Let me put it this way: 99% of the “AI” features I have encountered remind me of the first wave of iPhone apps like the level, the virtual beer, the “flashlight” that was just a white screen, you know… dumb.
That’s not to say that there haven’t been exceptions. There have. AI assisted video upscaling and audio mixing and mastering tools have become invaluable aids in my recording studio and video production projects. Coding agents for software engineering have made massive progress in terms of their ability to help with writing software over the last 9-12 months and I’m beginning to find that application useful as well.

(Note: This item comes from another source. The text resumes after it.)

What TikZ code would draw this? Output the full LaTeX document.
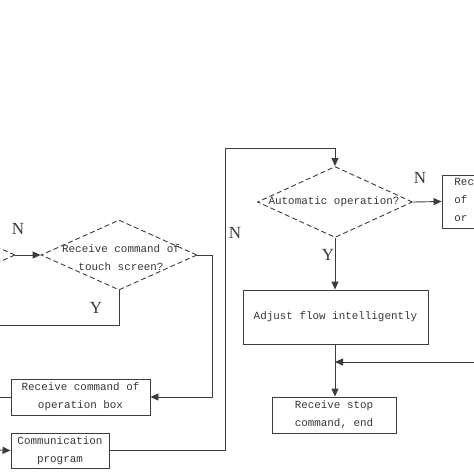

But my point is this. Ignore the whole quest for AGI for a moment. The thing that is clear is that we have a long way to go before this technology finds it’s proper niche. I cannot and do not use LLMs for writing assistance even at the level of a business email because the resulting words never sound like me. Even if I write something and have an LLM attempt to “improve” or proofread it, I always hate the result. I can handle being spellchecked by a computer but that’s about it. As a creative person I find that generative media is generally offensive and useless to me and I will go pretty far to avoid “AI slop”. The idea of using an LLM as a substitute for a friend, a creative partner, or even just consulting one for ideas or inspiration holds no appeal to me. These are currently the most popular use cases but I doubt they will be the main ones in the future. At least, I hope not. GenAI when used as a substitute for genuine human interaction and creativity makes everything less interesting. I sincerely look forward to the backlash against AI slop and the inauthenticity of generated media from the simple corporate email to the Sora video. It’s all slop and that cannot possibly be the best niche for this tech. The tech is too interesting for these lazy and ugly applications.
And yet, it is a part of my job to be tech forward, to evaluate and understand new technology and where it fits into solving problems; to help build solutions with the latest and greatest features and functionality. When I look at the topic without the sunny optimism of the boosters or the dour pessimism of the haters, I just see a new kind of data retrieval and processing system, based around natural language, which has triggered a strong instinct in people towards anthropomorphizing it because their primate brains equate language usage with the presence of mind, intent, and sentience. As a technology, it’s potentially extremely useful, no matter how it may be abused or misunderstood.
I have therefore arrived at my current level of engagement with this tech: the pragmatic and the hopeful. I have been devouring the literature on how LLMs are trained, learning to run them on my own hardware so that I can use them in a secure, responsible, local manner (avoiding the cloud providers, subscriptions, data centers, and privacy concerns) and I am even in the process of building an LLM from scratch just to make sure I truly understand this new tech at a hands-on level.
It’s cool tech. It’s potentially very useful. It’s not alive. It’s not aware. It’s not worth the hype or the fallout that will happen when the bubble bursts, but it’s an advance in the state of an art that has been my bread and butter for my entire adult life. It has a place in the world, even if it’s not going to cure cancer or save the planet. When the hype cycle is over it will still be here and playing a major role in all of our lives (unlike fads like NFTs which are about as rational as pet rocks…). I am looking forward to the time when this stops being a hype bubble and is just another tool in our collective toolboxes to make computers more useful. I’m devoting time and attention and mental processor cycles to the various ways that this technology can be used ethically, responsibly, and in ways that provide actual value.
But I’m holding off on planning to meet Commander Data any time soon.